▶ [Problem to work on]:
Set the listing down again exactly, please, apart from its pictures.

▶ [Material provided]:
----------

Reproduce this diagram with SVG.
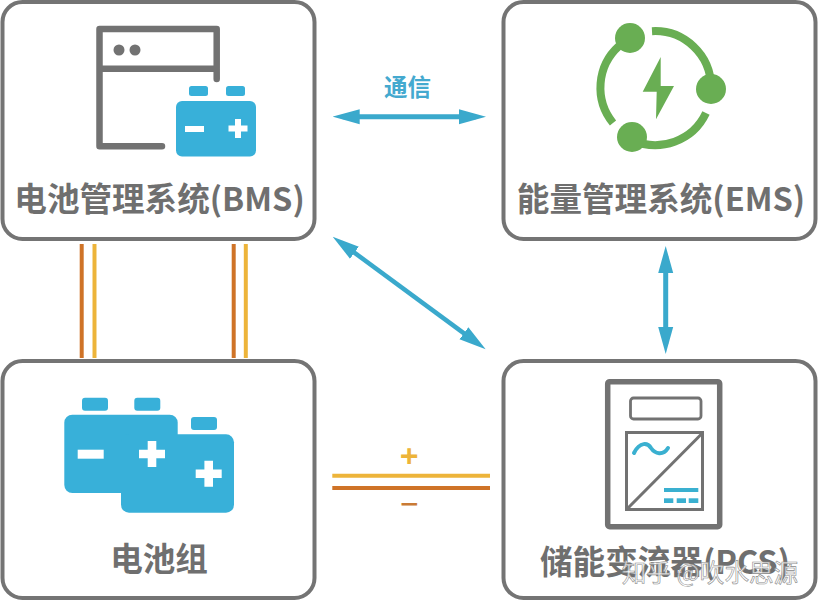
<svg xmlns="http://www.w3.org/2000/svg" width="819" height="607" viewBox="0 0 819 607">
<style>
.box{fill:#fff;stroke:#747474;stroke-width:4}
.title{font-family:"Noto Sans CJK SC","Noto Sans",sans-serif;font-weight:700;font-size:32.600px;fill:#6f6f6f;text-anchor:middle}
.gline{fill:none;stroke:#727272;stroke-linecap:round;stroke-linejoin:round}
.blue{fill:#38b0d9}
.white{fill:#fff}
.green{fill:#69ae53}
.arc{fill:none;stroke:#69ae53;stroke-width:8}
.link{stroke:#3aa9cc;fill:none;stroke-width:5;marker-start:url(#head);marker-end:url(#head)}
.or{stroke:#cf7327;stroke-width:4;fill:none}
.ye{stroke:#edb43a;stroke-width:4;fill:none}
.wave{fill:none;stroke:#3ab0d0;stroke-width:4;stroke-linecap:round}
.dc{fill:#3ab0d0}
</style>
<defs>
<marker id="head" markerUnits="userSpaceOnUse" viewBox="0 0 27 16" refX="17" refY="8" markerWidth="27" markerHeight="16" orient="auto-start-reverse">
<path d="M0 0.500L27 8L0 15.500Z" fill="#3aa9cc"/>
</marker>
</defs>
<rect width="819" height="607" fill="#fff"/>
<g id="connectors">
<line class="link" x1="342.700" y1="116.700" x2="476" y2="116.700"/>
<line class="link" x1="340.750" y1="242.600" x2="477.600" y2="343.400" style="stroke-width:4.500"/>
<line class="link" x1="665.700" y1="256" x2="665.700" y2="344"/>
<line class="or" x1="81.700" y1="244" x2="81.700" y2="358"/>
<line class="ye" x1="94.500" y1="244" x2="94.500" y2="358"/>
<line class="or" x1="233.700" y1="244" x2="233.700" y2="358"/>
<line class="ye" x1="245.800" y1="244" x2="245.800" y2="358"/>
<line class="ye" x1="332.300" y1="475.700" x2="490" y2="475.700"/>
<line class="or" x1="332.300" y1="488" x2="490" y2="488"/>
<text x="407.500" y="95.500" text-anchor="middle" font-family="Noto Sans CJK SC,sans-serif" font-weight="700" font-size="23.500" fill="#44a9cf">通信</text>
<text x="409.300" y="468" text-anchor="middle" font-family="Noto Sans,sans-serif" font-weight="700" font-size="33" fill="#edb43a">+</text>
<text x="409.500" y="515.500" text-anchor="middle" font-family="Noto Sans,sans-serif" font-weight="400" font-size="33" fill="#c97a35">−</text>
</g>
<g id="bms">
<rect class="box" x="2.500" y="2" width="312" height="237" rx="20"/>
<path class="gline" stroke-width="6.500" d="M162 146.300H99.500V29H216.700V79M99.500 68.700H216.700"/>
<circle cx="119" cy="50" r="5.500" fill="#727272"/>
<circle cx="135" cy="50" r="5.500" fill="#727272"/>
<rect class="blue" x="189" y="86" width="19" height="10" rx="2.500"/>
<rect class="blue" x="226" y="86" width="19" height="10" rx="2.500"/>
<rect class="blue" x="176" y="101" width="80" height="55.500" rx="6"/>
<rect class="white" x="185" y="126" width="19" height="6"/>
<path class="white" d="M235 119h6v6.500h6.500v6h-6.500v6.500h-6v-6.500h-6.500v-6h6.500z"/>
<text class="title" x="159.500" y="210.500">电池管理系统(BMS)</text>
</g>
<g id="ems">
<rect class="box" x="503.500" y="2" width="312" height="237" rx="20"/>
<path class="arc" d="M619 46A56 56 0 0 0 613 123"/>
<path class="arc" d="M652 31.200A56 56 0 0 1 711 87"/>
<path class="arc" d="M706 113A56 56 0 0 1 632 140"/>
<circle class="green" cx="630" cy="38" r="15"/>
<circle class="green" cx="711" cy="89" r="15"/>
<circle class="green" cx="632" cy="137" r="15"/>
<path class="green" d="M660.700 57L642.700 91.700H656.700L656 119.300L674 86H660.700Z"/>
<text class="title" x="661" y="210.500">能量管理系统(EMS)</text>
</g>
<g id="battery-pack">
<rect class="box" x="2.500" y="361" width="312" height="237" rx="20"/>
<rect class="blue" x="82" y="397.700" width="26" height="13" rx="3"/>
<rect class="blue" x="134.300" y="397.700" width="26" height="13" rx="3"/>
<rect class="blue" x="191" y="417" width="26" height="13" rx="3"/>
<rect class="blue" x="64.300" y="414.700" width="113.400" height="78.300" rx="8"/>
<rect class="blue" x="121" y="434.300" width="113" height="78.400" rx="8"/>
<rect class="white" x="77.700" y="449.700" width="26" height="9"/>
<path class="white" d="M147.700 441h8.600v8.700h8.700v8.600h-8.700v8.700h-8.600v-8.700h-8.700v-8.600h8.700z"/>
<path class="white" d="M204.400 460.700h8.600v8.700h8.700v8.600h-8.700v8.700h-8.600v-8.700h-8.700v-8.600h8.700z"/>
<text class="title" x="159" y="571">电池组</text>
</g>
<g id="pcs">
<rect class="box" x="503.500" y="361" width="312" height="237" rx="20"/>
<rect x="607.700" y="381.700" width="112" height="145" rx="2" fill="none" stroke="#727272" stroke-width="5.500"/>
<rect x="630.500" y="398" width="70.500" height="21" rx="3" fill="none" stroke="#727272" stroke-width="2.800"/>
<rect x="626.500" y="432.500" width="76" height="77" fill="none" stroke="#727272" stroke-width="3"/>
<line x1="702.500" y1="433" x2="627" y2="509" stroke="#727272" stroke-width="3"/>
<path class="wave" d="M634 453C640 441 648 443 651 448C655 454 663 456 668 448"/>
<rect class="dc" x="664" y="488" width="34.300" height="4"/>
<rect class="dc" x="664" y="498.300" width="9.300" height="4.700"/>
<rect class="dc" x="676.700" y="498.300" width="9.300" height="4.700"/>
<rect class="dc" x="688.700" y="498.300" width="9.600" height="4.700"/>
<text class="title" x="665" y="574">储能变流器(PCS)</text>
<text x="710" y="582" text-anchor="middle" font-family="Noto Sans CJK SC,sans-serif" font-size="24.600" fill="#fff" fill-opacity="0.75" stroke="#8a8a8a" stroke-width="0.6">知乎 @吹水思源</text>
</g>
</svg>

----------

▶ [Result of the exercise]:
Reproduce this diagram with SVG.
<svg xmlns="http://www.w3.org/2000/svg" width="819" height="607" viewBox="0 0 819 607">
<style>
.box{fill:#fff;stroke:#747474;stroke-width:4}
.title{font-family:"Noto Sans CJK SC","Noto Sans",sans-serif;font-weight:700;font-size:32.600px;fill:#6f6f6f;text-anchor:middle}
.gline{fill:none;stroke:#727272;stroke-linecap:round;stroke-linejoin:round}
.blue{fill:#38b0d9}
.white{fill:#fff}
.green{fill:#69ae53}
.arc{fill:none;stroke:#69ae53;stroke-width:8}
.link{stroke:#3aa9cc;fill:none;stroke-width:5;marker-start:url(#head);marker-end:url(#head)}
.or{stroke:#cf7327;stroke-width:4;fill:none}
.ye{stroke:#edb43a;stroke-width:4;fill:none}
.wave{fill:none;stroke:#3ab0d0;stroke-width:4;stroke-linecap:round}
.dc{fill:#3ab0d0}
</style>
<defs>
<marker id="head" markerUnits="userSpaceOnUse" viewBox="0 0 27 16" refX="17" refY="8" markerWidth="27" markerHeight="16" orient="auto-start-reverse">
<path d="M0 0.500L27 8L0 15.500Z" fill="#3aa9cc"/>
</marker>
</defs>
<rect width="819" height="607" fill="#fff"/>
<g id="connectors">
<line class="link" x1="342.700" y1="116.700" x2="476" y2="116.700"/>
<line class="link" x1="340.750" y1="242.600" x2="477.600" y2="343.400" style="stroke-width:4.500"/>
<line class="link" x1="665.700" y1="256" x2="665.700" y2="344"/>
<line class="or" x1="81.700" y1="244" x2="81.700" y2="358"/>
<line class="ye" x1="94.500" y1="244" x2="94.500" y2="358"/>
<line class="or" x1="233.700" y1="244" x2="233.700" y2="358"/>
<line class="ye" x1="245.800" y1="244" x2="245.800" y2="358"/>
<line class="ye" x1="332.300" y1="475.700" x2="490" y2="475.700"/>
<line class="or" x1="332.300" y1="488" x2="490" y2="488"/>
<text x="407.500" y="95.500" text-anchor="middle" font-family="Noto Sans CJK SC,sans-serif" font-weight="700" font-size="23.500" fill="#44a9cf">通信</text>
<text x="409.300" y="468" text-anchor="middle" font-family="Noto Sans,sans-serif" font-weight="700" font-size="33" fill="#edb43a">+</text>
<text x="409.500" y="515.500" text-anchor="middle" font-family="Noto Sans,sans-serif" font-weight="400" font-size="33" fill="#c97a35">−</text>
</g>
<g id="bms">
<rect class="box" x="2.500" y="2" width="312" height="237" rx="20"/>
<path class="gline" stroke-width="6.500" d="M162 146.300H99.500V29H216.700V79M99.500 68.700H216.700"/>
<circle cx="119" cy="50" r="5.500" fill="#727272"/>
<circle cx="135" cy="50" r="5.500" fill="#727272"/>
<rect class="blue" x="189" y="86" width="19" height="10" rx="2.500"/>
<rect class="blue" x="226" y="86" width="19" height="10" rx="2.500"/>
<rect class="blue" x="176" y="101" width="80" height="55.500" rx="6"/>
<rect class="white" x="185" y="126" width="19" height="6"/>
<path class="white" d="M235 119h6v6.500h6.500v6h-6.500v6.500h-6v-6.500h-6.500v-6h6.500z"/>
<text class="title" x="159.500" y="210.500">电池管理系统(BMS)</text>
</g>
<g id="ems">
<rect class="box" x="503.500" y="2" width="312" height="237" rx="20"/>
<path class="arc" d="M619 46A56 56 0 0 0 613 123"/>
<path class="arc" d="M652 31.200A56 56 0 0 1 711 87"/>
<path class="arc" d="M706 113A56 56 0 0 1 632 140"/>
<circle class="green" cx="630" cy="38" r="15"/>
<circle class="green" cx="711" cy="89" r="15"/>
<circle class="green" cx="632" cy="137" r="15"/>
<path class="green" d="M660.700 57L642.700 91.700H656.700L656 119.300L674 86H660.700Z"/>
<text class="title" x="661" y="210.500">能量管理系统(EMS)</text>
</g>
<g id="battery-pack">
<rect class="box" x="2.500" y="361" width="312" height="237" rx="20"/>
<rect class="blue" x="82" y="397.700" width="26" height="13" rx="3"/>
<rect class="blue" x="134.300" y="397.700" width="26" height="13" rx="3"/>
<rect class="blue" x="191" y="417" width="26" height="13" rx="3"/>
<rect class="blue" x="64.300" y="414.700" width="113.400" height="78.300" rx="8"/>
<rect class="blue" x="121" y="434.300" width="113" height="78.400" rx="8"/>
<rect class="white" x="77.700" y="449.700" width="26" height="9"/>
<path class="white" d="M147.700 441h8.600v8.700h8.700v8.600h-8.700v8.700h-8.600v-8.700h-8.700v-8.600h8.700z"/>
<path class="white" d="M204.400 460.700h8.600v8.700h8.700v8.600h-8.700v8.700h-8.600v-8.700h-8.700v-8.600h8.700z"/>
<text class="title" x="159" y="571">电池组</text>
</g>
<g id="pcs">
<rect class="box" x="503.500" y="361" width="312" height="237" rx="20"/>
<rect x="607.700" y="381.700" width="112" height="145" rx="2" fill="none" stroke="#727272" stroke-width="5.500"/>
<rect x="630.500" y="398" width="70.500" height="21" rx="3" fill="none" stroke="#727272" stroke-width="2.800"/>
<rect x="626.500" y="432.500" width="76" height="77" fill="none" stroke="#727272" stroke-width="3"/>
<line x1="702.500" y1="433" x2="627" y2="509" stroke="#727272" stroke-width="3"/>
<path class="wave" d="M634 453C640 441 648 443 651 448C655 454 663 456 668 448"/>
<rect class="dc" x="664" y="488" width="34.300" height="4"/>
<rect class="dc" x="664" y="498.300" width="9.300" height="4.700"/>
<rect class="dc" x="676.700" y="498.300" width="9.300" height="4.700"/>
<rect class="dc" x="688.700" y="498.300" width="9.600" height="4.700"/>
<text class="title" x="665" y="574">储能变流器(PCS)</text>
<text x="710" y="582" text-anchor="middle" font-family="Noto Sans CJK SC,sans-serif" font-size="24.600" fill="#fff" fill-opacity="0.75" stroke="#8a8a8a" stroke-width="0.6">知乎 @吹水思源</text>
</g>
</svg>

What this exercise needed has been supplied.